GIVEN INFORMATION.

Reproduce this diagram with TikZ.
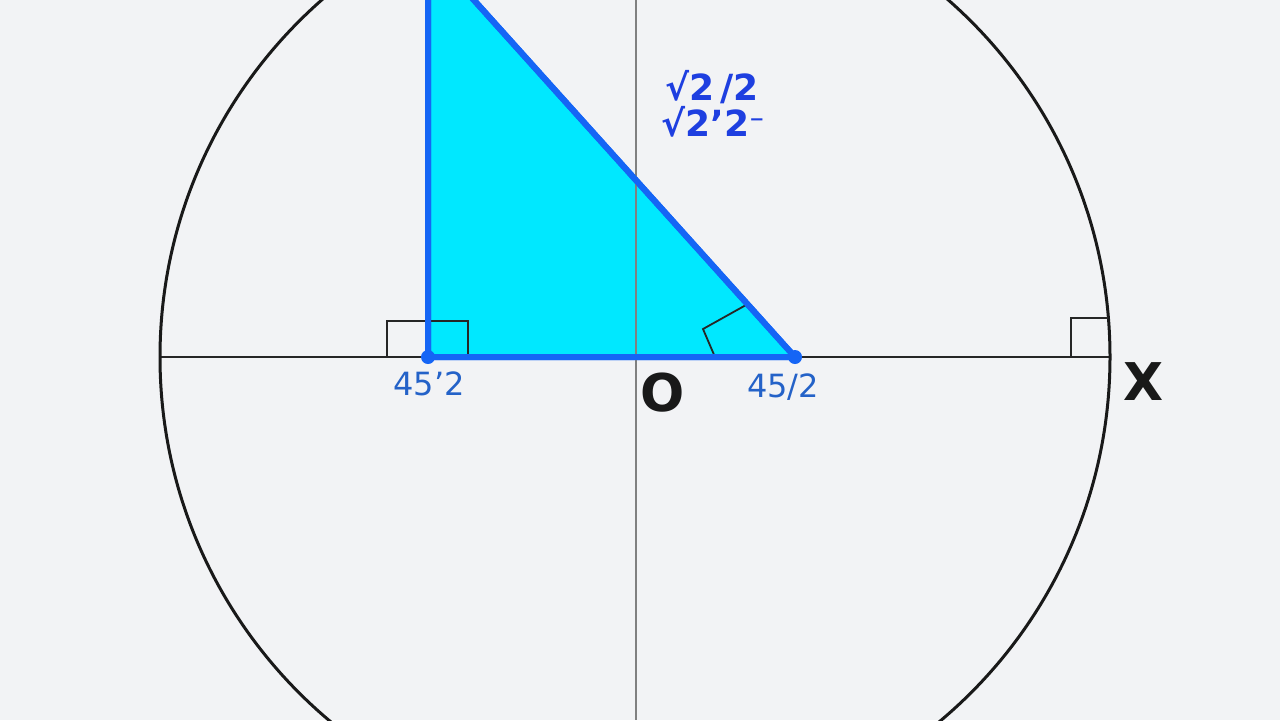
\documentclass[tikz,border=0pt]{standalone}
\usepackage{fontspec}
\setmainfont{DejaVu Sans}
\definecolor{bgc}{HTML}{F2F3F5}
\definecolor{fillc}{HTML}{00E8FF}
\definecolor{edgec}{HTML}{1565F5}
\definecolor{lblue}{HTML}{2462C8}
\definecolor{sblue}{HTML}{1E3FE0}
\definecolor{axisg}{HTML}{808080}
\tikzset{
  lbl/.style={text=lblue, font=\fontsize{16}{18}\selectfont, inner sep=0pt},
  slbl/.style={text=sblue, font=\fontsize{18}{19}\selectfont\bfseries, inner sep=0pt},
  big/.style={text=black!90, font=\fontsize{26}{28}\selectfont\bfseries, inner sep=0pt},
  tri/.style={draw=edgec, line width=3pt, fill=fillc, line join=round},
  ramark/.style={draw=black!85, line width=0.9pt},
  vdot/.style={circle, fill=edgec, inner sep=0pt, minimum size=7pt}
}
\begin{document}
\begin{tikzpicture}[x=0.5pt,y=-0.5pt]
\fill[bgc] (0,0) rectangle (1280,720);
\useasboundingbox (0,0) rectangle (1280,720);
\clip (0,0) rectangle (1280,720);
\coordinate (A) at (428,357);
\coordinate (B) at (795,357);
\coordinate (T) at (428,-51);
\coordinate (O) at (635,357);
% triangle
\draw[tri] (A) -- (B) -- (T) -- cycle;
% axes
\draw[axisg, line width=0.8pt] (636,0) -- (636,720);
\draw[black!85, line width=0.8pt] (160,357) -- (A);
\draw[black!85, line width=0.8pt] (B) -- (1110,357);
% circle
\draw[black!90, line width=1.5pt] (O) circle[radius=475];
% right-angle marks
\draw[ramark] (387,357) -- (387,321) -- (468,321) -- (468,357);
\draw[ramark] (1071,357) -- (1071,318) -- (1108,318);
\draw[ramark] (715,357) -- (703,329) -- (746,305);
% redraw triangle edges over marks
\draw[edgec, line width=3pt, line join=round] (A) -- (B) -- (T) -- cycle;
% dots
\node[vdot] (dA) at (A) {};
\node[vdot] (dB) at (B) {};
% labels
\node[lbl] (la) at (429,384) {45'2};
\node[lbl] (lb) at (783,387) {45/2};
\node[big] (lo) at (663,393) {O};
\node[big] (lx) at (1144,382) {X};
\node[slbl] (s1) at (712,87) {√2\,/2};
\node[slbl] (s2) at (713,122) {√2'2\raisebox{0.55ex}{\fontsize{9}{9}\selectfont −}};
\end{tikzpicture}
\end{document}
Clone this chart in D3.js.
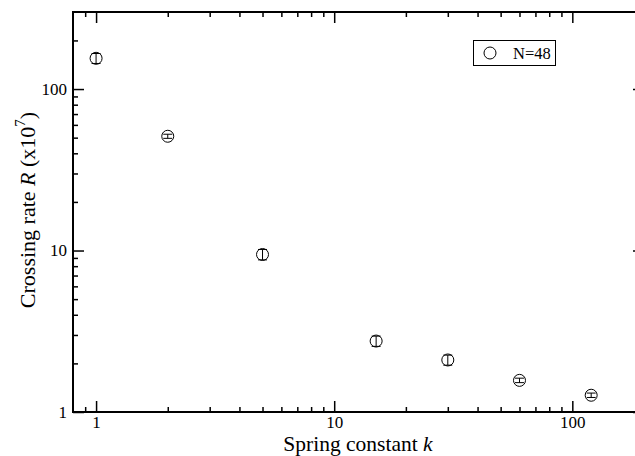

SHORT TASK. Reproduce the material in full, word for word, and omit the pictures.

RESPONSE TO THIS TASK.
Reproduce this diagram with TikZ.
\documentclass[tikz,border=0pt]{standalone}
\usepackage{fontspec}
\setmainfont{DejaVu Sans}
\definecolor{bgc}{HTML}{F2F3F5}
\definecolor{fillc}{HTML}{00E8FF}
\definecolor{edgec}{HTML}{1565F5}
\definecolor{lblue}{HTML}{2462C8}
\definecolor{sblue}{HTML}{1E3FE0}
\definecolor{axisg}{HTML}{808080}
\tikzset{
  lbl/.style={text=lblue, font=\fontsize{16}{18}\selectfont, inner sep=0pt},
  slbl/.style={text=sblue, font=\fontsize{18}{19}\selectfont\bfseries, inner sep=0pt},
  big/.style={text=black!90, font=\fontsize{26}{28}\selectfont\bfseries, inner sep=0pt},
  tri/.style={draw=edgec, line width=3pt, fill=fillc, line join=round},
  ramark/.style={draw=black!85, line width=0.9pt},
  vdot/.style={circle, fill=edgec, inner sep=0pt, minimum size=7pt}
}
\begin{document}
\begin{tikzpicture}[x=0.5pt,y=-0.5pt]
\fill[bgc] (0,0) rectangle (1280,720);
\useasboundingbox (0,0) rectangle (1280,720);
\clip (0,0) rectangle (1280,720);
\coordinate (A) at (428,357);
\coordinate (B) at (795,357);
\coordinate (T) at (428,-51);
\coordinate (O) at (635,357);
% triangle
\draw[tri] (A) -- (B) -- (T) -- cycle;
% axes
\draw[axisg, line width=0.8pt] (636,0) -- (636,720);
\draw[black!85, line width=0.8pt] (160,357) -- (A);
\draw[black!85, line width=0.8pt] (B) -- (1110,357);
% circle
\draw[black!90, line width=1.5pt] (O) circle[radius=475];
% right-angle marks
\draw[ramark] (387,357) -- (387,321) -- (468,321) -- (468,357);
\draw[ramark] (1071,357) -- (1071,318) -- (1108,318);
\draw[ramark] (715,357) -- (703,329) -- (746,305);
% redraw triangle edges over marks
\draw[edgec, line width=3pt, line join=round] (A) -- (B) -- (T) -- cycle;
% dots
\node[vdot] (dA) at (A) {};
\node[vdot] (dB) at (B) {};
% labels
\node[lbl] (la) at (429,384) {45'2};
\node[lbl] (lb) at (783,387) {45/2};
\node[big] (lo) at (663,393) {O};
\node[big] (lx) at (1144,382) {X};
\node[slbl] (s1) at (712,87) {√2\,/2};
\node[slbl] (s2) at (713,122) {√2'2\raisebox{0.55ex}{\fontsize{9}{9}\selectfont −}};
\end{tikzpicture}
\end{document}
Clone this chart in D3.js.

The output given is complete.